— Start of AVAILABLE DATA —

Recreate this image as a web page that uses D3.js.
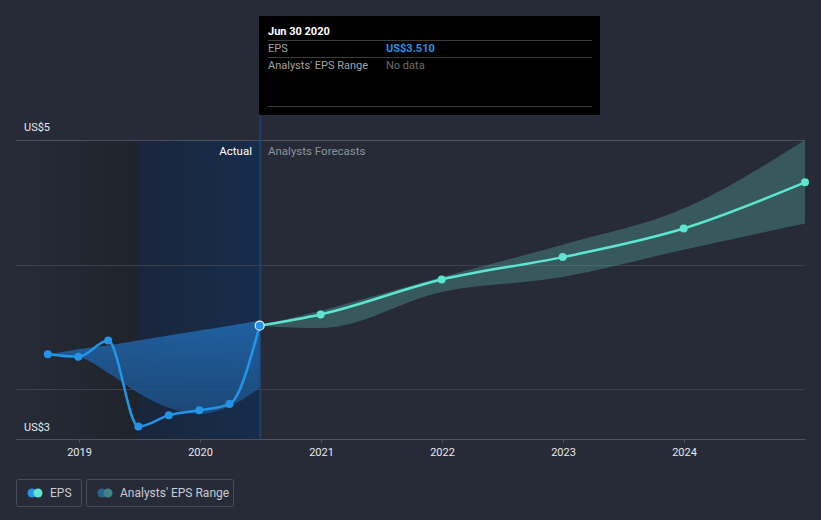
<!DOCTYPE html>
<html>
<head>
<meta charset="utf-8">
<script src="https://cdn.jsdelivr.net/npm/d3@7"></script>
<style>
  body { margin: 0; background: #262b37; }
  svg { display: block; font-family: Roboto, "Open Sans", sans-serif; }
</style>
</head>
<body>
<div id="chart"></div>
<script>
// EPS actuals (quarter ends)
var epsDates = ["2018-09-30", "2018-12-31", "2019-03-31", "2019-06-30", "2019-09-30", "2019-12-31", "2020-03-31", "2020-06-30"];
var epsValues = [3.28, 3.26, 3.39, 2.70, 2.79, 2.83, 2.88, 3.51];

// analyst forecasts
var fcDates = ["2020-06-30", "2020-12-31", "2021-12-31", "2022-12-31", "2023-12-31", "2024-12-31"];
var fcValues = [3.51, 3.60, 3.88, 4.06, 4.29, 4.66];
var fcHigh = [3.51, 3.63, 3.90, 4.16, 4.45, 5.00];
var fcLow = [3.51, 3.49, 3.78, 3.90, 4.12, 4.33];

// past analysts' range
var pastHigh = [3.28, 3.32, 3.35, 3.39, 3.43, 3.47, 3.51, 3.55];
var pastLow = [3.28, 3.26, 3.13, 2.97, 2.85, 2.80, 2.86, 3.01];

var yGrid = [5, 4, 3];
var yLabels = ["US$5", "US$3"];
var xTicks = [2019, 2020, 2021, 2022, 2023, 2024];

var W = 821, H = 520;
var plotL = 16, plotR = 805, plotT = 140, plotB = 439;
var parse = d3.timeParse("%Y-%m-%d");

var x = d3.scaleTime()
  .domain([new Date(2018, 5, 26), new Date(2024, 11, 31)])
  .range([plotL, plotR]);
var y = d3.scaleLinear().domain([2.6, 5.0]).range([plotB, plotT]);

var svg = d3.select("#chart").append("svg")
  .attr("width", W)
  .attr("height", H);

var defs = svg.append("defs");
var g1 = defs.append("linearGradient").attr("id", "pastShade");
g1.append("stop").attr("offset", "0%").attr("stop-color", "#262b37");
g1.append("stop").attr("offset", "100%").attr("stop-color", "#1f232b");
var g2 = defs.append("linearGradient").attr("id", "actualShade");
g2.append("stop").attr("offset", "0%").attr("stop-color", "#19263b");
g2.append("stop").attr("offset", "100%").attr("stop-color", "#172d4c");
var g3 = defs.append("linearGradient").attr("id", "pastBand")
  .attr("x1", 0).attr("x2", 0).attr("y1", 0).attr("y2", 1);
g3.append("stop").attr("offset", "0%").attr("stop-color", "#2169b0");
g3.append("stop").attr("offset", "100%").attr("stop-color", "#1d4d80");

var oneYearBack = parse("2019-06-30"), lastActual = parse("2020-06-30");

// shaded backgrounds
svg.append("rect")
  .attr("x", plotL).attr("y", plotT)
  .attr("width", x(oneYearBack) - plotL).attr("height", plotB - plotT)
  .attr("fill", "url(#pastShade)");
svg.append("rect")
  .attr("x", x(oneYearBack)).attr("y", plotT)
  .attr("width", x(lastActual) - x(oneYearBack)).attr("height", plotB - plotT)
  .attr("fill", "url(#actualShade)");

// grid
svg.selectAll(".grid").data(yGrid).enter().append("line")
  .attr("x1", plotL).attr("x2", plotR)
  .attr("y1", function(d) { return Math.round(y(d)) + 0.5; })
  .attr("y2", function(d) { return Math.round(y(d)) + 0.5; })
  .attr("stroke", function(d, i) { return i == 0 ? "#4b515e" : "#3a404c"; });

// vertical marker at last actual
svg.append("line")
  .attr("x1", x(lastActual) + 0.5).attr("x2", x(lastActual) + 0.5)
  .attr("y1", 115).attr("y2", plotB)
  .attr("stroke", "#1f4f8a");

// past range band
var pastRange = epsDates.map(function(d, i) { return { date: parse(d), hi: pastHigh[i], lo: pastLow[i] }; });
svg.append("path")
  .datum(pastRange)
  .attr("fill", "url(#pastBand)")
  .attr("opacity", 0.85)
  .attr("d", d3.area().curve(d3.curveMonotoneX)
    .x(function(d) { return x(d.date); })
    .y0(function(d) { return y(d.lo); })
    .y1(function(d) { return y(d.hi); }));

// forecast band
var fc = fcDates.map(function(d, i) { return { date: parse(d), v: fcValues[i], hi: fcHigh[i], lo: fcLow[i] }; });
svg.append("path")
  .datum(fc)
  .attr("fill", "#5fc3bb")
  .attr("opacity", 0.3)
  .attr("d", d3.area().curve(d3.curveMonotoneX)
    .x(function(d) { return x(d.date); })
    .y0(function(d) { return y(d.lo); })
    .y1(function(d) { return y(d.hi); }));

// axis
svg.append("line")
  .attr("x1", plotL).attr("x2", plotR)
  .attr("y1", plotB + 0.5).attr("y2", plotB + 0.5)
  .attr("stroke", "#4b515e");
var xt = svg.selectAll(".xt").data(xTicks).enter().append("g")
  .attr("transform", function(d) { return "translate(" + (Math.round(x(new Date(d, 0, 1))) + 0.5) + ",0)"; });
xt.append("line").attr("y1", plotB).attr("y2", plotB + 4).attr("stroke", "#4b515e");
xt.append("text")
  .attr("y", 456).attr("text-anchor", "middle")
  .attr("fill", "#e6e8ec").attr("font-size", 11)
  .text(function(d) { return d; });

// y labels
svg.append("text").attr("x", 24).attr("y", 131).attr("fill", "#e6e8ec").attr("font-size", 11).text(yLabels[0]);
svg.append("text").attr("x", 24).attr("y", 431).attr("fill", "#e6e8ec").attr("font-size", 11).text(yLabels[1]);

// forecast line
var line = d3.line().curve(d3.curveMonotoneX)
  .x(function(d) { return x(d.date); })
  .y(function(d) { return y(d.v); });
svg.append("path").datum(fc)
  .attr("fill", "none").attr("stroke", "#5ce6cf").attr("stroke-width", 2.5)
  .attr("d", line);
svg.selectAll(".fcp").data(fc.slice(1)).enter().append("circle")
  .attr("cx", function(d) { return x(d.date); })
  .attr("cy", function(d) { return y(d.v); })
  .attr("r", 4).attr("fill", "#5ce6cf");

// eps line
var eps = epsDates.map(function(d, i) { return { date: parse(d), v: epsValues[i] }; });
svg.append("path").datum(eps)
  .attr("fill", "none").attr("stroke", "#2394e6").attr("stroke-width", 2.5)
  .attr("d", line);
svg.selectAll(".ep").data(eps.slice(0, -1)).enter().append("circle")
  .attr("cx", function(d) { return x(d.date); })
  .attr("cy", function(d) { return y(d.v); })
  .attr("r", 4).attr("fill", "#2394e6");
var last = eps[eps.length - 1];
svg.append("circle")
  .attr("cx", x(last.date)).attr("cy", y(last.v))
  .attr("r", 4.5).attr("fill", "#2394e6")
  .attr("stroke", "#e8f2fc").attr("stroke-width", 1.2);

// section labels
svg.append("text").attr("x", 252).attr("y", 155).attr("text-anchor", "end")
  .attr("fill", "#ffffff").attr("font-size", 11.5).text("Actual");
svg.append("text").attr("x", 268).attr("y", 155)
  .attr("fill", "#8d929c").attr("font-size", 11.5).text("Analysts Forecasts");

// tooltip
var tip = svg.append("g");
tip.append("rect").attr("x", 259).attr("y", 16).attr("width", 341).attr("height", 99).attr("fill", "#000");
tip.append("text").attr("x", 268).attr("y", 35).attr("fill", "#fff").attr("font-size", 11).attr("font-weight", "bold").text("Jun 30 2020");
[40.5, 57.5, 106.5].forEach(function(yy) {
  tip.append("line").attr("x1", 268).attr("x2", 592).attr("y1", yy).attr("y2", yy).attr("stroke", "#3d3d3d");
});
tip.append("text").attr("x", 268).attr("y", 52).attr("fill", "#a3a3a3").attr("font-size", 11).text("EPS");
tip.append("text").attr("x", 386).attr("y", 52).attr("fill", "#2394e6").attr("font-size", 11).attr("font-weight", "bold").text("US$" + last.v.toFixed(3));
tip.append("text").attr("x", 268).attr("y", 69).attr("fill", "#a3a3a3").attr("font-size", 11).text("Analysts' EPS Range");
tip.append("text").attr("x", 386).attr("y", 69).attr("fill", "#6c6c6c").attr("font-size", 11).text("No data");

// legend
var legend = [
  { label: "EPS", x: 16, w: 65, c1: "#2394e6", c2: "#5ce6cf" },
  { label: "Analysts' EPS Range", x: 86, w: 147, c1: "#2a6296", c2: "#3f8585" }
];
var lg = svg.selectAll(".lg").data(legend).enter().append("g")
  .attr("transform", function(d) { return "translate(" + d.x + ",479)"; });
lg.append("rect").attr("x", 0.5).attr("y", 0.5)
  .attr("width", function(d) { return d.w; }).attr("height", 27)
  .attr("rx", 2).attr("fill", "none").attr("stroke", "#474d5a");
lg.append("circle").attr("cx", 16).attr("cy", 14).attr("r", 4.5).attr("fill", function(d) { return d.c1; });
lg.append("circle").attr("cx", 22).attr("cy", 14).attr("r", 4.5).attr("fill", function(d) { return d.c2; });
lg.append("text").attr("x", 34).attr("y", 18).attr("fill", "#c9ccd3").attr("font-size", 12)
  .text(function(d) { return d.label; });
</script>
</body>
</html>
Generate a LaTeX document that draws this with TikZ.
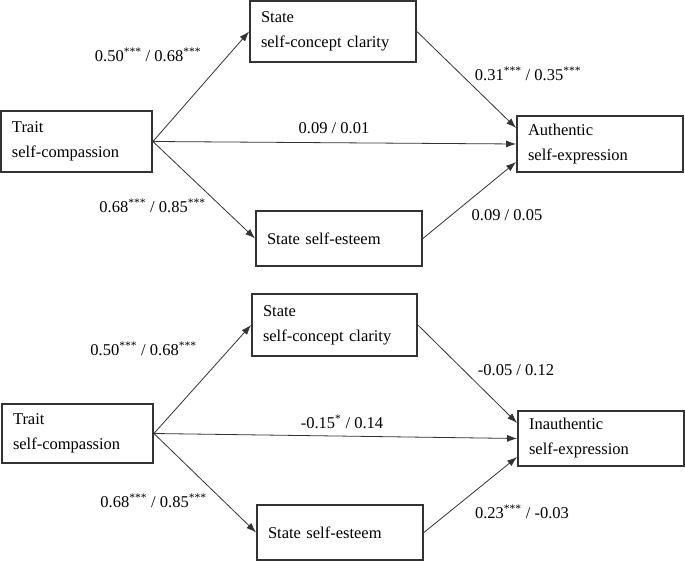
\documentclass[tikz,border=0pt]{standalone}
\usepackage{fontspec}
\setmainfont{Liberation Serif}
\usetikzlibrary{arrows.meta,positioning,calc}

\begin{document}
\begin{tikzpicture}[x=1pt,y=-1pt,
  box/.style={draw=black!80,line width=1.8pt,rectangle,inner xsep=11pt,align=left,
    font=\fontsize{16.5}{25}\selectfont},
  lbl/.style={anchor=base,inner sep=0pt,font=\fontsize{16.5}{20}\selectfont},
  link/.style={draw=black!80,line width=0.8pt,-{Latex[length=10pt,width=7pt]}}]
  \useasboundingbox (0,0) rectangle (685,561);
  % authentic
  \node[box,minimum width=151pt,minimum height=61pt,text width=129pt] (trait) at (76.5,141.5) {Trait\\self-compassion};
  \node[box,minimum width=166pt,minimum height=61pt,text width=144pt] (scc) at (333,31.5) {State\\self-concept clarity};
  \node[box,minimum width=166pt,minimum height=55pt,text width=144pt] (sse) at (339,238.5) {State self-esteem};
  \node[box,minimum width=166pt,minimum height=56pt,text width=144pt] (auth) at (600,144) {Authentic\\self-expression};
  \draw[link] (trait.east) -- (scc.west);
  \draw[link] (trait.east) -- (sse.west);
  \draw[link] (trait.east) -- (auth.west);
  \draw[link] (scc.east) -- ([yshift=16pt]auth.west);
  \draw[link] (sse.east) -- ([yshift=-18pt]auth.west);
  \node[lbl] (a1) at (148,61.6) {0.50\textsuperscript{***} / 0.68\textsuperscript{***}};
  \node[lbl] (b1) at (528,80.6) {0.31\textsuperscript{***} / 0.35\textsuperscript{***}};
  \node[lbl] (c1) at (334,133.6) {0.09 / 0.01};
  \node[lbl] (d1) at (152.5,212.6) {0.68\textsuperscript{***} / 0.85\textsuperscript{***}};
  \node[lbl] (e1) at (507,220.6) {0.09 / 0.05};
  % inauthentic
  \node[box,minimum width=151pt,minimum height=59pt,text width=129pt] (trait2) at (77.5,433.5) {Trait\\self-compassion};
  \node[box,minimum width=165pt,minimum height=62pt,text width=143pt] (scc2) at (334.5,325) {State\\self-concept clarity};
  \node[box,minimum width=166pt,minimum height=55pt,text width=144pt] (sse2) at (340,532.5) {State self-esteem};
  \node[box,minimum width=166pt,minimum height=55pt,text width=144pt] (inauth) at (601,438.5) {Inauthentic\\self-expression};
  \draw[link] (trait2.east) -- (scc2.west);
  \draw[link] (trait2.east) -- (sse2.west);
  \draw[link] (trait2.east) -- (inauth.west);
  \draw[link] (scc2.east) -- ([yshift=15.5pt]inauth.west);
  \draw[link] (sse2.east) -- ([yshift=-18.5pt]inauth.west);
  \node[lbl] (a2) at (143.5,355.6) {0.50\textsuperscript{***} / 0.68\textsuperscript{***}};
  \node[lbl] (b2) at (516,375.6) {-0.05 / 0.12};
  \node[lbl] (c2) at (342,428.6) {-0.15\textsuperscript{*} / 0.14};
  \node[lbl] (d2) at (153.5,507.6) {0.68\textsuperscript{***} / 0.85\textsuperscript{***}};
  \node[lbl] (e2) at (522,518.6) {0.23\textsuperscript{***} / -0.03};
\end{tikzpicture}
\end{document}
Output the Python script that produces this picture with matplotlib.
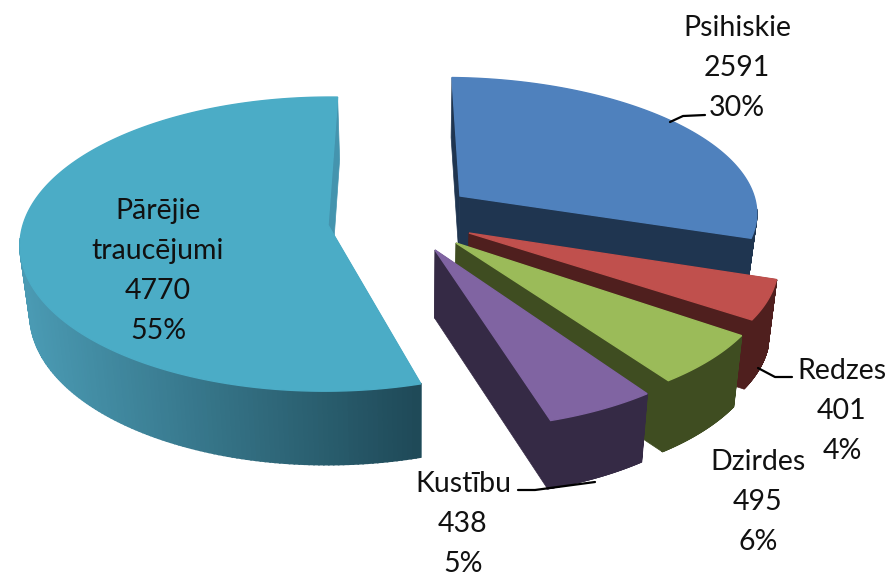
import numpy as np
import matplotlib
matplotlib.use('Agg')
import matplotlib.pyplot as plt
from matplotlib.colors import to_rgb

# exploded 3D pie, drawn by hand because matplotlib has no perspective pie

labels = ['Psihiskie', 'Redzes', 'Dzirdes', 'Kustību', 'Pārējie\ntraucējumi']
values = [2591, 401, 495, 438, 4770]
percents = ['30%', '4%', '6%', '5%', '55%']

top_colors = ['#4F81BD', '#C0504D', '#9BBB59', '#8064A2', '#4BACC6']
side_colors = ['#1F3550', '#4F1F1E', '#3F4D21', '#352A45', '#4494AE']

# cx, cy, rx, ry, perspective, skew, depth, depth growth
geometry = [
    (460, 196, 294, 128, 0.08, 0.128, 60, 0.0),
    (469, 233, 302, 138, 0.14, 0.172, 69, 0.0),
    (456, 243, 310, 147, 0.14, 0.113, 71, 0.0),
    (435, 250, 313, 153.5, 0.14, 0.094, 68, 0.0),
    (328, 225, 305, 144.6, 0.13, -0.02, 68, 0.08),
]

label_pos = [(737, 68), (842, 411), (758, 502), (463, 524), (158, 271)]
leaders = [
    ([670, 683, 705], [122, 116, 115]),
    ([758, 775, 792], [368, 377, 377]),
    ([518, 535, 595], [490, 490, 482]),
]

START_ANGLE = 1.5
VANISH_X = 418
SHRINK = 0.975


def top_ring(t, geo):
    cx, cy, rx, ry, p, skew, depth, grow = geo
    a, b = np.sin(t), -np.cos(t)
    s = 1 / (1 - p * b)
    dy = ry * b * s
    return cx + rx * a * s + skew * dy, cy + dy


def lower(x, y, t, geo):
    depth, grow = geo[6], geo[7]
    b = -np.cos(t)
    return VANISH_X + (x - VANISH_X) * SHRINK, y + depth * (1 + grow * b)


def mix(c1, c2, f):
    c1, c2 = np.array(to_rgb(c1)), np.array(to_rgb(c2))
    return tuple(c1 + (c2 - c1) * f)


def draw_slice(ax, t0, t1, geo, top, side, gradient=None):
    cx, cy = geo[0], geo[1]
    ts = np.linspace(t0, t1, 240)
    x, y = top_ring(ts, geo)
    xb, yb = lower(x, y, ts, geo)
    apex_b = lower(np.array(cx), np.array(cy), np.pi / 2, geo)

    # the two straight cut faces
    for i in (0, -1):
        ax.fill([cx, x[i], xb[i], apex_b[0]], [cy, y[i], yb[i], apex_b[1]],
                color=side, lw=0.5)

    # outer wall, only the part facing us
    for i in range(len(ts) - 1):
        if np.cos(ts[i]) > -0.1:
            continue
        c = side
        if gradient is not None:
            c = mix(gradient[0], gradient[1], np.clip((VANISH_X - x[i]) / (VANISH_X - 25), 0, 1))
        ax.fill([x[i], x[i + 1], xb[i + 1], xb[i]], [y[i], y[i + 1], yb[i + 1], yb[i]],
                color=c, lw=1.2)

    ax.fill(np.r_[cx, x], np.r_[cy, y], color=top, lw=1.0)


fig = plt.figure(figsize=(8.89, 5.76), dpi=100)
ax = fig.add_axes([0, 0, 1, 1])
ax.set_xlim(0, 889)
ax.set_ylim(576, 0)
ax.axis('off')

edges = np.radians(START_ANGLE + np.r_[0, np.cumsum(values)] / np.sum(values) * 360)

# back to front
for i in [0, 4, 1, 2, 3]:
    gradient = ('#1F4A58', '#4A9AB3') if i == 4 else None
    draw_slice(ax, edges[i], edges[i + 1], geometry[i], top_colors[i], side_colors[i], gradient)

for xs, ys in leaders:
    ax.plot(xs, ys, color='black', lw=1.6, solid_capstyle='round')

for name, val, pct, (x, y) in zip(labels, values, percents, label_pos):
    ax.text(x, y, f'{name}\n{val}\n{pct}', ha='center', va='center', family='Lato',
            fontsize=20.5, color='#111111', linespacing=1.66)

fig.savefig('out.png', dpi=100)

— End of AVAILABLE DATA —

THE REQUEST => In the listing above, find the line with "Output the Python" and the line with "# exploded 3D". Copy exactly those two and every line between, without the pictures.

TASK RESPONSE =>
Output the Python script that produces this picture with matplotlib.
import numpy as np
import matplotlib
matplotlib.use('Agg')
import matplotlib.pyplot as plt
from matplotlib.colors import to_rgb

# exploded 3D pie, drawn by hand because matplotlib has no perspective pie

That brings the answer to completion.